The above code generates a Base64 password string. So, to give some examples, if the service you want a password for doesn’t allow a plus sign in your password, the above code might make something unacceptable to the service. Same thing if they insist that passwords must be at most 12 characters long.
Ironically, these services are insisting on policies that prevent the use of truly secure passwords. They’re usually in place to ensure that short passwords are chosen from a bigger space. It would be better, though more work, to impose restrictions only on short passwords.
In a perfect world, all sites could immediately switch to allowing Base64 passwords of length ≥ 16 (say). Then the above approach would work everywhere and we’d be done.
Varying password length
A general approach to adjusting the generated password is to take some of the Base64 information produced and use it to modify the password. For example, you might not comfortable with all your passwords being the same length, so we can compute a length like this:
import base64, getpass, hashlib, string, sys
b64letters = string.ascii_letters + '0123456789+/'
secret = getpass.getpass('Enter your master password: ')
password = base64.b64encode(hashlib.sha512(secret + service).digest())
lenAdjust = b64letters.find(password[-5]) % 16
print 'Your password on %s is %s' % (service, password[0:16 + lenAdjust])
This generates passwords that are between 16 and 31 characters in length:
$ ./length-varying.py facebook
Enter your master password:
Your password on facebook is 1nTlVGPhuWZf0l9Sk27
$ ./length-varying.py twitter
Enter your master password:
Your password on twitter is WE1DVZHAFBx2c3g63tR+Oi3Jxs4xMV
Satisfying site requirements
A possible approach to dealing with per-site password requirements is to have the code look up known services and adjust the initial password it generates to be acceptable. This can easily be done in a secure, random, repeatable way. For example:
- If a site doesn’t allow upper case, lowercase the password.
- If a site doesn’t allow digits, replace them with random letters.
- If a site requires punctuation, you can replace some initial letters in the password with randomly chosen punctuation and then randomly permute the result using the Knuth Shuffle.
Some of these transformations use random numbers. These are easy to obtain: take an unused part of the Base64 string and use it to seed a RNG. For each transformation, you would need to call the RNG a fixed number of times, i.e., independent of the number of random numbers actually used to perform the transformation. That’s necessary in order to keep the RNG in a known state for subsequent transformations (if any).
For example, the following replaces digits 0-9 with a letter from A-J whose case is chosen randomly:
import base64, getpass, hashlib, random, string, sys
def getSeed(chars):
seed = ord(chars[0])
for letter in chars[1:]:
seed = (seed << 8) & ord(letter)
return seed
service = sys.argv[1]
b64letters = string.ascii_letters + '0123456789+/'
secret = getpass.getpass('Enter your master password: ')

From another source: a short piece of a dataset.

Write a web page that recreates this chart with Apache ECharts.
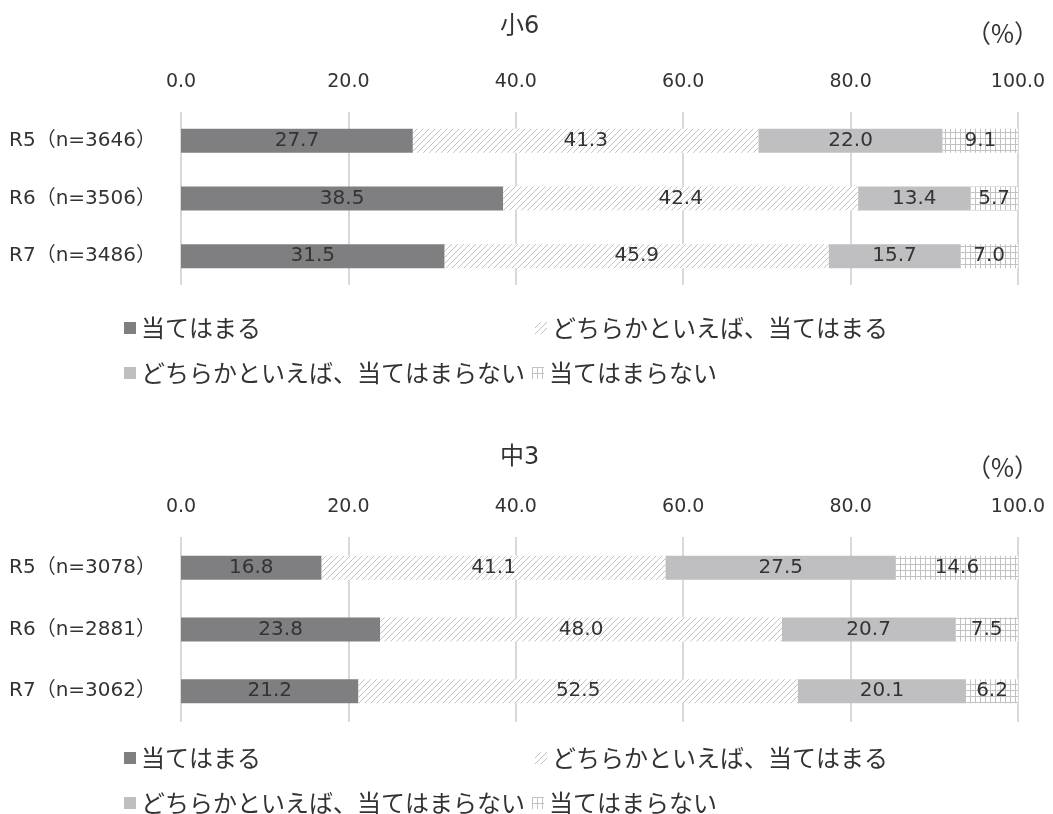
<!DOCTYPE html>
<html><head><meta charset="utf-8">
<script src="https://cdn.jsdelivr.net/npm/echarts@6/dist/echarts.min.js"></script>
<style>html,body{margin:0;padding:0;background:#fff}#c{width:1053px;height:814px}</style>
</head><body><div id="c"></div>
<script>
const seriesNames = ['当てはまる','どちらかといえば、当てはまる','どちらかといえば、当てはまらない','当てはまらない'];
const catsE = ['R5（n=3646）','R6（n=3506）','R7（n=3486）'];
const catsJ = ['R5（n=3078）','R6（n=2881）','R7（n=3062）'];
const e_a = [27.7, 38.5, 31.5];
const e_b = [41.3, 42.4, 45.9];
const e_c = [22.0, 13.4, 15.7];
const e_d = [9.1, 5.7, 7.0];
const j_a = [16.8, 23.8, 21.2];
const j_b = [41.1, 48.0, 52.5];
const j_c = [27.5, 20.7, 20.1];
const j_d = [14.6, 7.5, 6.2];
const xTicks = [0, 20, 40, 60, 80, 100];

const FONT = '"DejaVu Sans", "Noto Sans CJK JP", sans-serif';
const JFONT = '"Noto Sans CJK JP", "DejaVu Sans", sans-serif';

function hatch(){
  const c = document.createElement('canvas'); c.width = 6; c.height = 6;
  const g = c.getContext('2d');
  g.fillStyle = '#fff'; g.fillRect(0,0,6,6);
  g.strokeStyle = '#c2c2c2'; g.lineWidth = 1;
  g.beginPath();
  g.moveTo(0,6); g.lineTo(6,0);
  g.moveTo(-1,1); g.lineTo(1,-1);
  g.moveTo(5,7); g.lineTo(7,5);
  g.stroke();
  return c;
}
function gridPat(){
  const c = document.createElement('canvas'); c.width = 5; c.height = 6;
  const g = c.getContext('2d');
  g.fillStyle = '#fff'; g.fillRect(0,0,5,6);
  g.fillStyle = '#c2c2c2';
  g.fillRect(0,0,1,6);
  g.fillRect(0,0,5,1);
  return c;
}
const colA = '#7f7f82';
const colB = {image: hatch(), repeat: 'repeat'};
const colC = '#bfbfc2';
const colD = {image: gridPat(), repeat: 'repeat'};
const colors = [colA, colB, colC, colD];

const chart = echarts.init(document.getElementById('c'));

function mkSeries(idx, dataArrs, stackName){
  return dataArrs.map((d, i) => ({
    name: seriesNames[i], type: 'bar', stack: stackName,
    xAxisIndex: idx, yAxisIndex: idx,
    data: d, barWidth: 24,
    itemStyle: {color: colors[i]},
    label: {show: true, position: 'inside', color: '#333', fontSize: 20, fontFamily: FONT,
      formatter: p => p.value.toFixed(1)},
    emphasis: {disabled: true}
  }));
}

function xAx(idx, margin){
  return {gridIndex: idx, type: 'value', position: 'top', min: 0, max: 100, interval: 20,
    axisLine: {show: false}, axisTick: {show: false},
    axisLabel: {margin: margin, color: '#333', fontSize: 19, fontFamily: FONT, formatter: v => v.toFixed(1)},
    splitLine: {show: true, lineStyle: {color: '#d9d9d9', width: 2}}};
}
function yAx(idx, cats){
  return {gridIndex: idx, type: 'category', data: cats, inverse: true,
    axisLine: {show: false}, axisTick: {show: false},
    axisLabel: {margin: 25, color: '#333', fontSize: 20, fontFamily: FONT}};
}

function legendsAt(rowTop1, rowTop2){
  const base = {icon: 'rect', itemWidth: 12, itemHeight: 12, itemGap: 6, selectedMode: false,
    textStyle: {color: '#333', fontSize: 24, fontFamily: JFONT}};
  return [
    Object.assign({}, base, {left: 119, top: rowTop1, data: [seriesNames[0]]}),
    Object.assign({}, base, {left: 530, top: rowTop1, data: [seriesNames[1]]}),
    Object.assign({}, base, {left: 119, top: rowTop2, data: [seriesNames[2]]}),
    Object.assign({}, base, {left: 527, top: rowTop2, data: [seriesNames[3]]})
  ];
}

const titleStyle = {fontSize: 24, fontWeight: 'normal', color: '#333', fontFamily: FONT};
const pctStyle = {fontSize: 25, fontWeight: 'normal', color: '#333', fontFamily: JFONT};

const option = {
  animation: false,
  backgroundColor: '#fff',
  title: [
    {text: '小6', left: 495, top: 10, textStyle: titleStyle},
    {text: '（%）', left: 961, top: 16, textStyle: pctStyle},
    {text: '中3', left: 495, top: 441, textStyle: titleStyle},
    {text: '（%）', left: 961, top: 450, textStyle: pctStyle}
  ],
  legend: legendsAt(311, 356).concat(legendsAt(741, 786)),
  grid: [
    {left: 181, right: 35, top: 112, height: 173},
    {left: 181, right: 35, top: 537, height: 185}
  ],
  xAxis: [xAx(0, 20), xAx(1, 20)],
  yAxis: [yAx(0, catsE), yAx(1, catsJ)],
  series: mkSeries(0, [e_a, e_b, e_c, e_d], 'e').concat(mkSeries(1, [j_a, j_b, j_c, j_d], 'j'))
};
chart.setOption(option);
</script>
</body></html>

digest = base64.b64encode(hashlib.sha512(secret + service).digest())
lenAdjust = b64letters.find(digest[-5]) % 16
passwordWithDigits = digest[0:16 + lenAdjust]
password = ''
random.seed(getSeed(digest[32:36]))
randoms = [random.randint(0, 1) for _ in passwordWithDigits]
for index, letter in enumerate(passwordWithDigits):
if letter in '0123456789':
base = ord('a' if randoms[index] else 'A')

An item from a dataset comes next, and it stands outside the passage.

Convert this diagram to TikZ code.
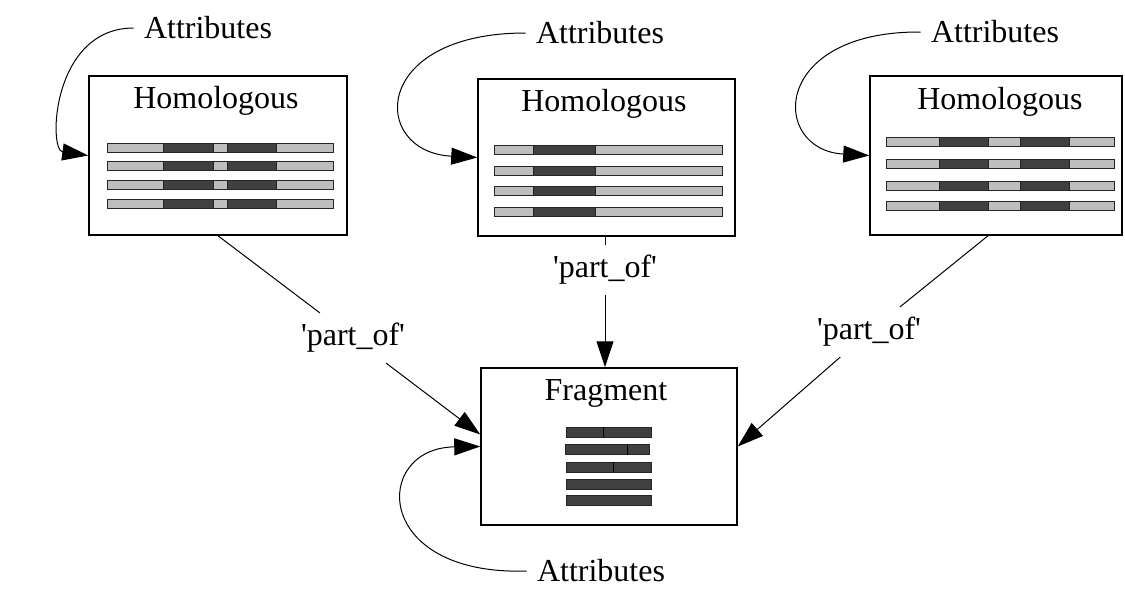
\documentclass[tikz,border=0pt]{standalone}
\usepackage{fontspec}
\setmainfont{Liberation Serif}
\usepackage{tikz}
\usetikzlibrary{arrows.meta,calc}
\definecolor{segLight}{HTML}{BEBEBE}
\definecolor{segDark}{HTML}{404040}

\begin{document}
\begin{tikzpicture}[
  x=0.5pt, y=-0.5pt,
  font=\fontsize{16}{19}\selectfont,
  box/.style={draw=black, line width=0.75pt, fill=white, inner sep=0pt},
  title/.style={inner sep=0pt},
  attr/.style={inner sep=5pt},
  rlabel/.style={inner sep=5pt},
  rel/.style={line width=0.5pt, draw=black},
  flow/.style={rel, -{Triangle[length=13pt,width=8.5pt]}},
  lite/.style={draw=black!85, line width=0.5pt, fill=segLight},
  dark/.style={draw=black!85, line width=0.5pt, fill=segDark},
]
\useasboundingbox (0,0) rectangle (1125,590);

% --- homologous boxes and the fragment --------------------------------------
\node[box, minimum width=129pt, minimum height=79.5pt] (h1) at (218,155.5) {};
\node[box, minimum width=128.5pt, minimum height=78.5pt] (h2) at (606.5,157.5) {};
\node[box, minimum width=126pt, minimum height=79.5pt] (h3) at (996,155.5) {};
\node[box, minimum width=128pt, minimum height=78.5pt] (frag) at (609,446.5) {};

\node[title] (t1) at (216,101) {Homologous};
\node[title] (t2) at (604,104) {Homologous};
\node[title] (t3) at (1000,102) {Homologous};
\node[title] (t4) at (606,393) {Fragment};

% --- aligned sequences --------------------------------------------------------
\foreach \y in {148,166,185,204}{
  \draw[lite] (107,\y-4.5) rectangle (333,\y+4.5);
  \draw[dark] (163,\y-4.5) rectangle (213,\y+4.5);
  \draw[dark] (227,\y-4.5) rectangle (276,\y+4.5);
}
\foreach \y in {150,171,191,212}{
  \draw[lite] (494,\y-4.5) rectangle (722,\y+4.5);
  \draw[dark] (533,\y-4.5) rectangle (595,\y+4.5);
}
\foreach \y in {142,164,186,206}{
  \draw[lite] (886,\y-4.5) rectangle (1114,\y+4.5);
  \draw[dark] (939,\y-4.5) rectangle (988,\y+4.5);
  \draw[dark] (1020,\y-4.5) rectangle (1069,\y+4.5);
}
\foreach \y/\a/\b/\c in {432/566/651/603, 449.5/565/649/627, 467/566/651/613, 484/566/651/0, 500.5/566/651/0}{
  \draw[dark] (\a,\y-5) rectangle (\b,\y+5);
  \ifnum\c>0 \draw[draw=black, line width=0.5pt] (\c,\y-5) -- (\c,\y+5); \fi
}

% --- attribute loops -----------------------------------------------------------
\node[attr] (a1) at (208,28) {Attributes};
\node[attr] (a2) at (600,33) {Attributes};
\node[attr] (a3) at (995,32) {Attributes};
\node[attr] (a4) at (601,571) {Attributes};

\draw[flow] (a1.west) .. controls (52,28) and (48,150) .. (h1.west);
\draw[flow] (a2.west) .. controls (370,33) and (370,152) .. (h2.west);
\draw[flow] (a3.west) .. controls (770,31) and (770,150) .. (h3.west);
\draw[flow] (a4.west) .. controls (372,576) and (372,448) .. (frag.west);

% --- part_of relations ---------------------------------------------------------
\node[rlabel] (p1) at (353,338) {\textquotesingle part\_of\textquotesingle};
\node[rlabel] (p2) at (605,270) {\textquotesingle part\_of\textquotesingle};
\node[rlabel] (p3) at (869,332) {\textquotesingle part\_of\textquotesingle};

\draw[rel]  (h1.south) -- (p1);
\draw[flow] (p1) -- ([yshift=6pt]frag.west);
\draw[rel]  (h2.south -| p2) -- (p2);
\draw[flow] (p2) -- (p2 |- frag.north);
\draw[rel]  ([xshift=-4pt]h3.south) -- (p3);
\draw[flow] (p3) -- (frag.east);

\end{tikzpicture}
\end{document}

replacement = chr(base + ord(letter) - ord('0'))
password += replacement
else:
password += letter
print 'Your password on %s is %s' % (service, password)

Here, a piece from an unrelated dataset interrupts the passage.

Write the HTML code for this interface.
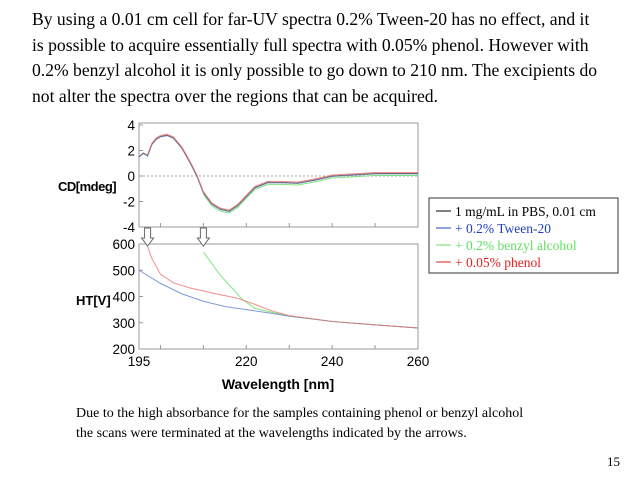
<!DOCTYPE html>
<html><head><meta charset="utf-8"><style>
body{margin:0;width:638px;height:478px;background:#fff;position:relative;overflow:hidden;font-family:"Liberation Serif",serif}
.t{position:absolute;left:32px;top:7px;font-size:17.6px;line-height:25.5px;white-space:nowrap;color:#000}
.b{position:absolute;left:76px;top:404px;font-size:14px;line-height:19.5px}
.n{position:absolute;left:607px;top:454px;font-size:13px}
svg{position:absolute;left:0;top:0}
</style></head><body>
<div class="t">By using a 0.01 cm cell for far-UV spectra 0.2% Tween-20 has no effect, and it<br>is possible to acquire essentially full spectra with 0.05% phenol. However with<br>0.2% benzyl alcohol it is only possible to go down to 210 nm. The excipients do<br>not alter the spectra over the regions that can be acquired.</div>
<div class="b">Due to the high absorbance for the samples containing phenol or benzyl alcohol<br>the scans were terminated at the wavelengths indicated by the arrows.</div>
<div class="n">15</div>
<svg id="c" width="638" height="478"></svg>
<script>
const xTicks=[195,220,240,260];
const cdTicks=[4,2,0,-2,-4];
const htTicks=[600,500,400,300,200];
const cdWl=[195,196,197,198,199,200,201.5,203,205,207,208.5,210,212,214,216,218,220,222,225,228,232,236,240,245,250,255,260];
const cdVals=[1.5,1.8,1.6,2.5,2.9,3.1,3.2,3.0,2.2,1.0,0,-1.3,-2.2,-2.6,-2.75,-2.3,-1.6,-0.9,-0.5,-0.5,-0.55,-0.3,0,0.1,0.2,0.2,0.2];
const blueWl=[195,200,205,210,215,220,225,230,240,250,260];
const blueHt=[500,450,410,382,362,350,338,325,305,292,280];
const redWl=[197,198,200,203,207,212,218,222,226,230,240,250,260];
const redHt=[590,545,485,452,432,414,393,370,345,327,305,292,280];
const greenWl=[210,214,219,222,226,230,240,250,260];
const greenHt=[570,480,390,355,340,325,305,292,280];
const NS='http://www.w3.org/2000/svg',svg=document.getElementById('c');
const X0=139,X1=418;
const x=w=>X0+(w-195)/(260-195)*(X1-X0);
const yCd=v=>125+(4-v)/8*102;
const yHt=v=>244+(600-v)/400*105;
function el(t,a,p){const e=document.createElementNS(NS,t);for(const k in a)e.setAttribute(k,a[k]);(p||svg).appendChild(e);return e;}
let r=el('rect',{x:X0,y:123,width:X1-X0,height:104,fill:'none',stroke:'#999','stroke-width':1});

r=el('rect',{x:X0,y:244,width:X1-X0,height:105,fill:'none',stroke:'#999','stroke-width':1});

el('line',{x1:X0,x2:X1,y1:yCd(0),y2:yCd(0),stroke:'#aaa','stroke-dasharray':'2,2'});
const txt=(s,a,name)=>{const e=el('text',Object.assign({'font-family':'Liberation Sans, sans-serif','font-size':13.5},a));e.textContent=s;return e;};
cdTicks.forEach(v=>{txt(v,{x:135,y:yCd(v)+5,'text-anchor':'end'},'cd-tick-label');el('line',{x1:X0,x2:X0+4,y1:yCd(v),y2:yCd(v),stroke:'#999'});});
htTicks.forEach(v=>{txt(v,{x:135,y:yHt(v)+5,'text-anchor':'end'},'ht-tick-label');el('line',{x1:X0,x2:X0+4,y1:yHt(v),y2:yHt(v),stroke:'#999'});});
xTicks.forEach(v=>{txt(v,{x:x(v),y:366,'text-anchor':'middle'},'x-tick-label');});
for(let w=200;w<260;w+=10){el('line',{x1:x(w),x2:x(w),y1:349,y2:345,stroke:'#999'});el('line',{x1:x(w),x2:x(w),y1:227,y2:223,stroke:'#999'});}
txt('Wavelength [nm]',{x:278,y:389,'text-anchor':'middle','font-weight':'bold','font-size':14},'x-axis-title');
txt('CD[mdeg]',{x:58,y:191,'font-weight':'bold','font-size':13,'letter-spacing':'-0.5'},'cd-axis-title');
txt('HT[V]',{x:76,y:305,'font-weight':'bold','font-size':13},'ht-axis-title');
function line(wl,vals,fy,col,name,off){const p=el('polyline',{points:wl.map((w,i)=>x(w)+','+(fy(vals[i])+(off||0))).join(' '),fill:'none',stroke:col,'stroke-width':1,opacity:0.8});}
line(cdWl,cdVals,yCd,'#7090e0','cd-tween',0.5);
line(cdWl.filter(w=>w>=210),cdVals.filter((v,i)=>cdWl[i]>=210),yCd,'#60e060','cd-benzyl',2);
line(cdWl,cdVals,yCd,'#555','cd-pbs',0);
line(cdWl.filter(w=>w>=197),cdVals.filter((v,i)=>cdWl[i]>=197),yCd,'#f07070','cd-phenol',-1);
line(greenWl,greenHt,yHt,'#60e060','ht-benzyl');
line(blueWl,blueHt,yHt,'#6080d0','ht-tween');
line(redWl,redHt,yHt,'#f07070','ht-phenol');
[197,210].forEach(w=>{const a=el('path',{d:`M${x(w)-3},228 h6 v10 h3 l-6,8 l-6,-8 h3 z`,fill:'#fff',stroke:'#666'});});
const lg=el('rect',{x:429,y:198,width:189,height:75,fill:'#fff',stroke:'#333'});

const names=['1 mg/mL in PBS, 0.01 cm','+ 0.2% Tween-20','+ 0.2% benzyl alcohol','+ 0.05% phenol'];
const cols=['#000','#2040c0','#60e060','#e02020'];
names.forEach((n,i)=>{const y=211+i*17;el('line',{x1:436,x2:451,y1:y,y2:y,stroke:cols[i]});const t=el('text',{x:455,y:y+5,'font-family':'Liberation Serif, serif','font-size':13.5,fill:cols[i]});t.textContent=n;});
</script>
</body></html>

Here's the output for the above two services (using the same master password):
$ ./no-digits.py facebook
Enter your master password:
Your password on facebook is bnTlVGPhuWZfAljSkch
$ ./no-digits.py twitter
Enter your master password:
Your password on twitter is WEBDVZHAFBxccdgGdtR+OidJxsExMV
As you can see, the digits are replaced with letters (in a biased way, that we can ignore in an informal blog post). The RNG is in a known state because the number of times it has been called is independent of the number of digits in the pre-transformation text.
This approach can be used to transform the initial random sequence into one that satisfies a service's password restrictions.
It is difficult to reliably associate service names with site policies. To do so might require keeping a file mapping the name a user used for a service to the policy of the site. Although this doesn't defeat the purpose of this approach (since that file would not need to be stored securely), it is an additional and unwanted pain for the user. Part of the point was to try to entirely avoid additional storage, even if it doesn't have to be encrypted.
The major problem with per-site requirements
The major problem however is that sites may change their password policy. Even if our program knew the rules for all sites, it would have a real problem if a site changed its policy. The code would need to be updated to generate passwords according to the new site policy. Existing users, supposing they upgraded, would then be shown incorrect passwords and would need to do password resets, which is obviously inconvenient.
Conclusion
I like the above approach a lot, but don't see a way to solve the issue with changing site policies. I wouldn't mind building in some rules for known popular sites, but any step in that direction has its problems - at least as far as I can see.
For now, I'm going to start using the above approach on sites that allow a long random password with characters from the Base64 set. That covers the majority of sites I use. Importantly, that includes Google, so if I ever need password resets I can have them sent there, knowing that I can always log in to recover them.